> **TASK**
Begin with the first line of the material and write out each line exactly, ending with the line that contains "(418,383) -- cycle;". Pictures are not part of the copy.
# # # # #
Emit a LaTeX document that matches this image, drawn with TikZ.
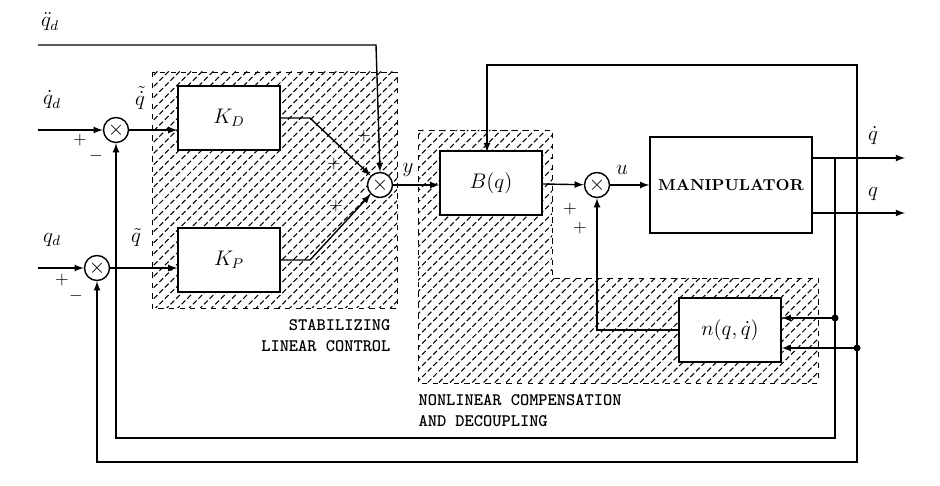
\documentclass[tikz,border=0pt]{standalone}
\usepackage{amsmath}
\usetikzlibrary{positioning, patterns.meta}
\begin{document}
\begin{tikzpicture}[x=0.02cm,y=-0.02cm,>=latex,font=\large\bfseries,thick]
    \tikzstyle{blk}=[draw=black,thick,fill=white,minimum width=2.04cm,minimum height=1.28cm]
    \tikzstyle{sum}=[draw=black,thick,fill=white,circle,minimum size=0.5cm,inner sep=0pt]
    \tikzstyle{hatch}=[pattern={Lines[angle=45,distance=4.5pt,line width=0.6pt]},draw=black,dashed,thin]
    \tikzstyle{sign}=[font=\bfseries,inner sep=0pt]
    \useasboundingbox (0,0) rectangle (940,486);

    % shaded regions
    \path[hatch] (152,72) rectangle (397,308);
    \path[hatch] (418,130) -- (552,130) -- (552,278) -- (818,278) -- (818,383) -- (418,383) -- cycle;

    \node[blk] (KD) at (229,118) {$K_D$};
    \node[blk] (KP) at (229,260) {$K_P$};
    \node[blk] (B) at (491,183) {$B(q)$};
    \node[blk,minimum width=3.24cm,minimum height=1.92cm,font=\small\bfseries] (M) at (731,185) {MANIPULATOR};
    \node[blk] (N) at (730,330) {$n(q,\dot q)$};

    \node[sum] (s1) at (116,130) {$\times$};
    \node[sum] (s2) at (97,268) {$\times$};
    \node[sum] (s3) at (380,185) {$\times$};
    \node[sum] (s4) at (597,185) {$\times$};

    \coordinate (qd1) at (38,130);
    \coordinate (qd2) at (38,268);
    \coordinate (qdd) at (38,45);
    \coordinate (o1) at (905,158);
    \coordinate (o2) at (905,213);
    \coordinate (t1) at (835,318);
    \coordinate (t2) at (857,348);

    \node at (50,22) {$\ddot q_d$};
    \node at (52,100) {$\dot q_d$};
    \node at (52,240) {$q_d$};
    \node at (140,98) {$\tilde{\dot q}$};
    \node at (136,238) {$\tilde q$};
    \node at (408,170) {$y$};
    \node at (622,170) {$u$};
    \node at (873,136) {$\dot q$};
    \node at (873,194) {$q$};

    \draw[->] (qd1) -- (s1);
    \draw[->] (qd2) -- (s2);
    \draw[->] (qdd) -- (376,45) -- (s3.north);
    \draw[->] (s1) -- (s1 -| KD.west);
    \draw[->] (s2) -- (s2 -| KP.west);
    \draw[->] (KD.east) -- (310,118) -- (s3.north west);
    \draw[->] (KP.east) -- (310,260) -- (s3.south west);
    \draw[->] (s3) -- (s3 -| B.west);
    \draw[->] (B) -- (s4);
    \draw[->] (s4) -- (M);
    \draw[->] (M.east |- o1) -- (o1);
    \draw[->] (M.east |- o2) -- (o2);
    \draw[->] (N.west) -- (597,330) -- (s4.south);
    \draw[->] (835,158) -- (835,438) -- (116,438) -- (s1.south);
    \draw[->] (857,213) -- (857,462) -- (97,462) -- (s2.south);
    \draw[->] (857,213) -- (857,65) -- (487,65) -- (487,152);
    \fill (t1) circle (2pt) (t2) circle (2pt);
    \draw[->] (t1) -- (N.east |- t1);
    \draw[->] (t2) -- (N.east |- t2);

    % signs
    \node[sign] at (80,140) {$+$};
    \node[sign] at (96,156) {$-$};
    \node[sign] at (62,280) {$+$};
    \node[sign] at (76,296) {$-$};
    \node[sign] at (364,136) {$+$};
    \node[sign] at (334,164) {$+$};
    \node[sign] at (336,206) {$+$};
    \node[sign] at (570,209) {$+$};
    \node[sign] at (580,228) {$+$};

    \node[align=right,anchor=north east,font=\ttfamily\bfseries] at (397,313) {STABILIZING\\LINEAR CONTROL};
    \node[align=left,anchor=north west,font=\ttfamily\bfseries] at (412,388) {NONLINEAR COMPENSATION\\AND DECOUPLING};
\end{tikzpicture}
\end{document}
# # # # #
> **RESPONSE TO THIS EXERCISE**
Emit a LaTeX document that matches this image, drawn with TikZ.
\documentclass[tikz,border=0pt]{standalone}
\usepackage{amsmath}
\usetikzlibrary{positioning, patterns.meta}
\begin{document}
\begin{tikzpicture}[x=0.02cm,y=-0.02cm,>=latex,font=\large\bfseries,thick]
    \tikzstyle{blk}=[draw=black,thick,fill=white,minimum width=2.04cm,minimum height=1.28cm]
    \tikzstyle{sum}=[draw=black,thick,fill=white,circle,minimum size=0.5cm,inner sep=0pt]
    \tikzstyle{hatch}=[pattern={Lines[angle=45,distance=4.5pt,line width=0.6pt]},draw=black,dashed,thin]
    \tikzstyle{sign}=[font=\bfseries,inner sep=0pt]
    \useasboundingbox (0,0) rectangle (940,486);

    % shaded regions
    \path[hatch] (152,72) rectangle (397,308);
    \path[hatch] (418,130) -- (552,130) -- (552,278) -- (818,278) -- (818,383) -- (418,383) -- cycle;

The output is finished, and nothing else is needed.